Regulatory Requirements for Capital Adequacy

The internal use of Risk Adjusted Capital is paralleled by external regulatory mandates that compel financial institutions to maintain capital levels proportionate to their risk exposures. Regulatory capital frameworks are primarily designed to protect depositors, policyholders, and the financial system from systemic failure. These external requirements often serve as a minimum floor for the firm’s internal RAC calculations.

The Basel Accords for Banks

The global standard for banking regulation is the Basel Accords, developed by the Basel Committee on Banking Supervision. These accords established frameworks where capital requirements are based on risk exposures. Basel II introduced risk sensitivity by allowing banks to use either a Standardized Approach or an Internal Ratings-Based (IRB) approach for calculating capital.

The IRB approach under Basel II and III permits a bank to use its own models for estimating key risk parameters like Probability of Default (PD) and Loss Given Default (LGD). This internal modeling approach is fundamentally a regulatory form of RAC calculation, translating risk into Risk-Weighted Assets (RWA). The minimum required capital is then calculated as a fixed percentage, such as 10.5% under Basel III, of the total RWA.

Basel III further tightened capital requirements, introducing higher capital minimums and new buffers, such as the Capital Conservation Buffer and the Countercyclical Capital Buffer. These additions ensure banks have sufficient capital to withstand both firm-specific and systemic stress. The regulatory RWA calculation sets the minimum capital floor, but many large US banks calculate a significantly higher internal RAC for management purposes.

Solvency II for Insurers

For insurance companies operating in the European Union, the primary regulatory framework is Solvency II, which mandates a risk-based capital calculation similar to RAC. The core of the framework is the calculation of the Solvency Capital Requirement (SCR).
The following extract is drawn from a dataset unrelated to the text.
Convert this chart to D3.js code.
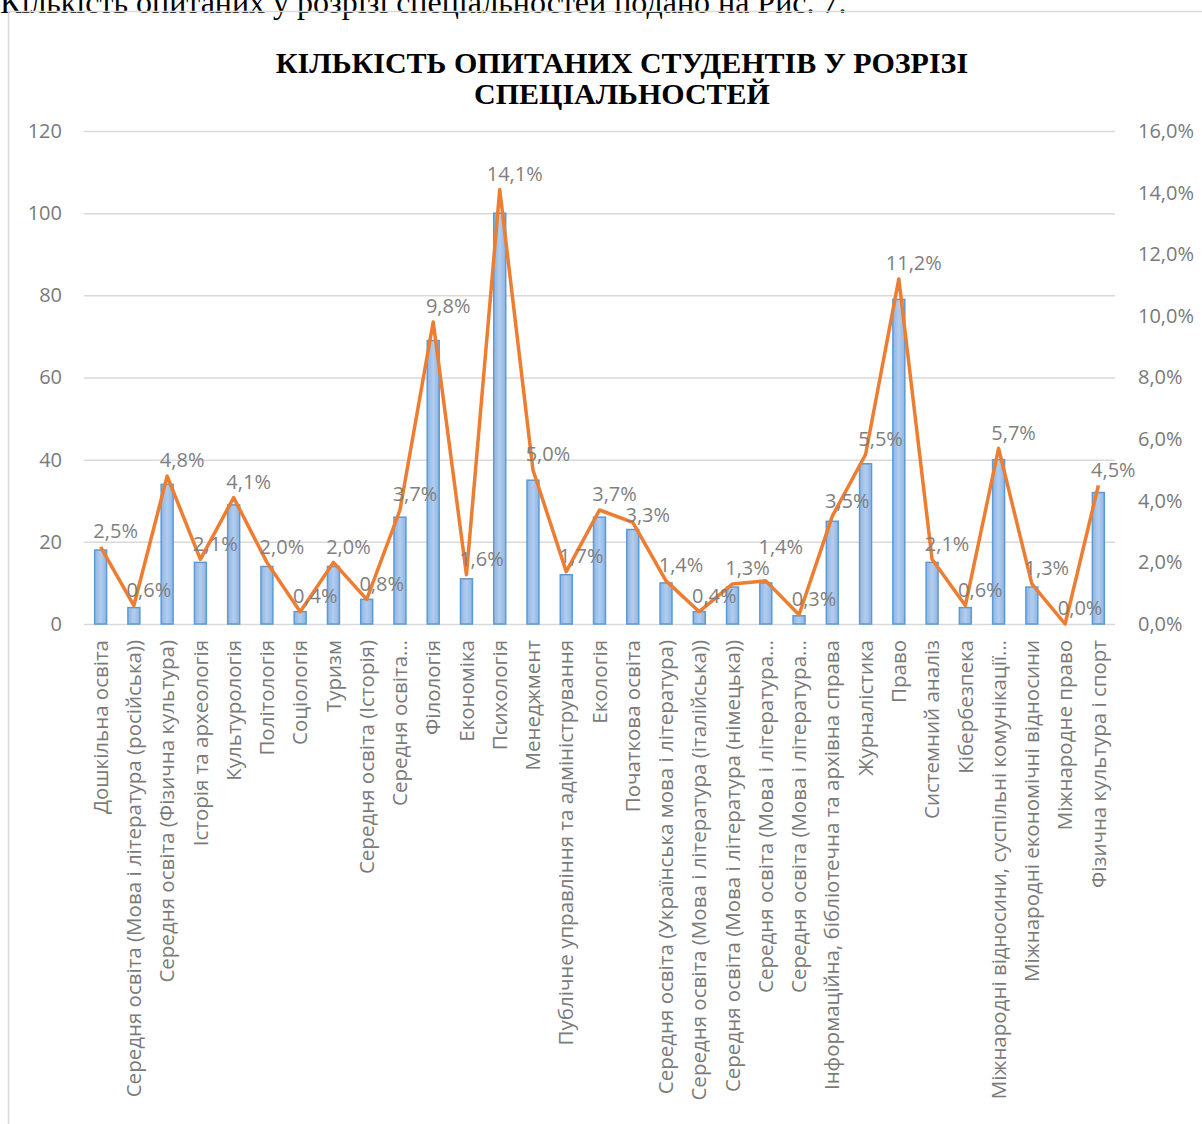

The SCR is the amount of capital an insurer must hold to ensure that it can absorb significant losses and still meet its obligations to policyholders with a 99.5% probability over a one-year period. This 99.5% confidence level is the regulatory equivalent of the internal confidence level used in a bank’s RAC model. Insurers can use a standard formula or develop their own approved internal model to calculate the SCR.

The SCR calculation aggregates various risks, including underwriting risk, market risk, and operational risk, using correlation matrices to account for diversification benefits. This methodology closely mirrors the structure of a bank’s internal RAC model. The Minimum Capital Requirement (MCR) is a lower, absolute floor, but the SCR is the true risk-based capital benchmark for insurers.

Internal Models vs. Regulatory Floors

While regulatory frameworks like Basel III and Solvency II mandate minimum capital requirements, financial institutions often maintain a dual system of capital calculation. The regulatory capital (RWA or SCR) represents the external floor required to avoid supervisory intervention. Internal management RAC is typically more conservative, calibrated to a higher confidence level targeting the firm’s desired credit rating.

This more conservative internal RAC ensures the firm maintains a buffer above the regulatory floor, protecting its credit rating and market confidence. The internal RAC is the figure used for strategic decision-making, performance measurement (RAROC), and risk appetite setting. The regulatory requirement serves as the minimum safety net for the broader financial system.